Prompt: Extract word for word the lines of the listing from its start to the line holding "usg = [1.46, 2.21, 2.92, 3.67, 4.41, 5.89, 7.35, 8.83]", both ends kept; pictures are not part of the copy.

-- start of Data provided --

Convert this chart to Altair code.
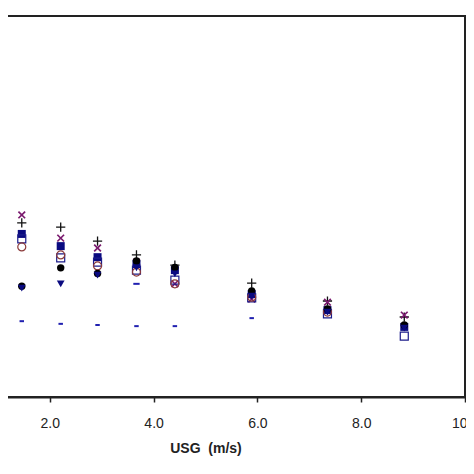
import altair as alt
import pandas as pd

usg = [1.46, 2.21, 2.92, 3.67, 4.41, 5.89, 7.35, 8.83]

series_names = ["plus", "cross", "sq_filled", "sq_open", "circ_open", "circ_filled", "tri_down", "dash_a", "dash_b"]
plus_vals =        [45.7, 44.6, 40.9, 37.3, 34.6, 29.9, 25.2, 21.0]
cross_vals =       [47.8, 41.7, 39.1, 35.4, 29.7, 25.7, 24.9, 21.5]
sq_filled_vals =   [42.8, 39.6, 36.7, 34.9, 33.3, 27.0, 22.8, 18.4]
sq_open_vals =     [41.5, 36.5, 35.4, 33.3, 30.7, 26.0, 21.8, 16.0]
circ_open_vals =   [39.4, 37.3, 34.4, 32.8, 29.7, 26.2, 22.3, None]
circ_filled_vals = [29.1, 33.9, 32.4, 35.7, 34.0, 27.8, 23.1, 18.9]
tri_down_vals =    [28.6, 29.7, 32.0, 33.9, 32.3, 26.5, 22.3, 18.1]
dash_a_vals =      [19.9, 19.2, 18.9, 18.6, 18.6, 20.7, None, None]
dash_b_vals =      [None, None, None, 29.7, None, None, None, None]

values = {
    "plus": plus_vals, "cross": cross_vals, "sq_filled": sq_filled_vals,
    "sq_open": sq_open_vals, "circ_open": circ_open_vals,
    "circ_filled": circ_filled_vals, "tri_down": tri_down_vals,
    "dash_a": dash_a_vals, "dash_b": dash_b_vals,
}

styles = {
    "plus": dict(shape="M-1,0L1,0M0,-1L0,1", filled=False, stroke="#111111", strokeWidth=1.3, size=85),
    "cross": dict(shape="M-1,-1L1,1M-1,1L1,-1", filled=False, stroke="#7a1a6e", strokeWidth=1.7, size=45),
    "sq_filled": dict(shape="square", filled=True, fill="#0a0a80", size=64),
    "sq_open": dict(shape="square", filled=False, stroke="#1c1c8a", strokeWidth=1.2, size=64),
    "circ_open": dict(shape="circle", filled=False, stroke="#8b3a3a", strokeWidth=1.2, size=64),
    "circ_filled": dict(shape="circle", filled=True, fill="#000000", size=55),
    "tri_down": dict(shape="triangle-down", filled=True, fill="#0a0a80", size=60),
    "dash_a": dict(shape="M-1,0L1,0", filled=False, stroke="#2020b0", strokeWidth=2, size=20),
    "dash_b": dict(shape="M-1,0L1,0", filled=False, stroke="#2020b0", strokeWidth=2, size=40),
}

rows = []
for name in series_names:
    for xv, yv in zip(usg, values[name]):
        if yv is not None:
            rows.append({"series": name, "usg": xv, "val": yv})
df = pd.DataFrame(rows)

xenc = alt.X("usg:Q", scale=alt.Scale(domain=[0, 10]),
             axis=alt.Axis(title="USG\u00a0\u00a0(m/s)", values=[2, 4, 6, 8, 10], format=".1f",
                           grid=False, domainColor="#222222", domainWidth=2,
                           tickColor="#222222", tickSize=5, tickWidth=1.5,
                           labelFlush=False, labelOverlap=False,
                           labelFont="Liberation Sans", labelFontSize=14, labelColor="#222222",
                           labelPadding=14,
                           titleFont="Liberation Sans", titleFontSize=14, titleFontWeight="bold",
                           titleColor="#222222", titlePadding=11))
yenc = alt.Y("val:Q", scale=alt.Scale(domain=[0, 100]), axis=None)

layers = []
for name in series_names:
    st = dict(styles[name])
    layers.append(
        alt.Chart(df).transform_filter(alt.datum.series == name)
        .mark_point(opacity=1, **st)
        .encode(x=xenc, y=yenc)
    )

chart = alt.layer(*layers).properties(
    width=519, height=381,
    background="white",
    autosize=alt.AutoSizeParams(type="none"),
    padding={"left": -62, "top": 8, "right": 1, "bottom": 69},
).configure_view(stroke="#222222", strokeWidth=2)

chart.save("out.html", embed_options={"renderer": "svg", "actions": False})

-- end of Data provided --

Answer to this task:
Convert this chart to Altair code.
import altair as alt
import pandas as pd

usg = [1.46, 2.21, 2.92, 3.67, 4.41, 5.89, 7.35, 8.83]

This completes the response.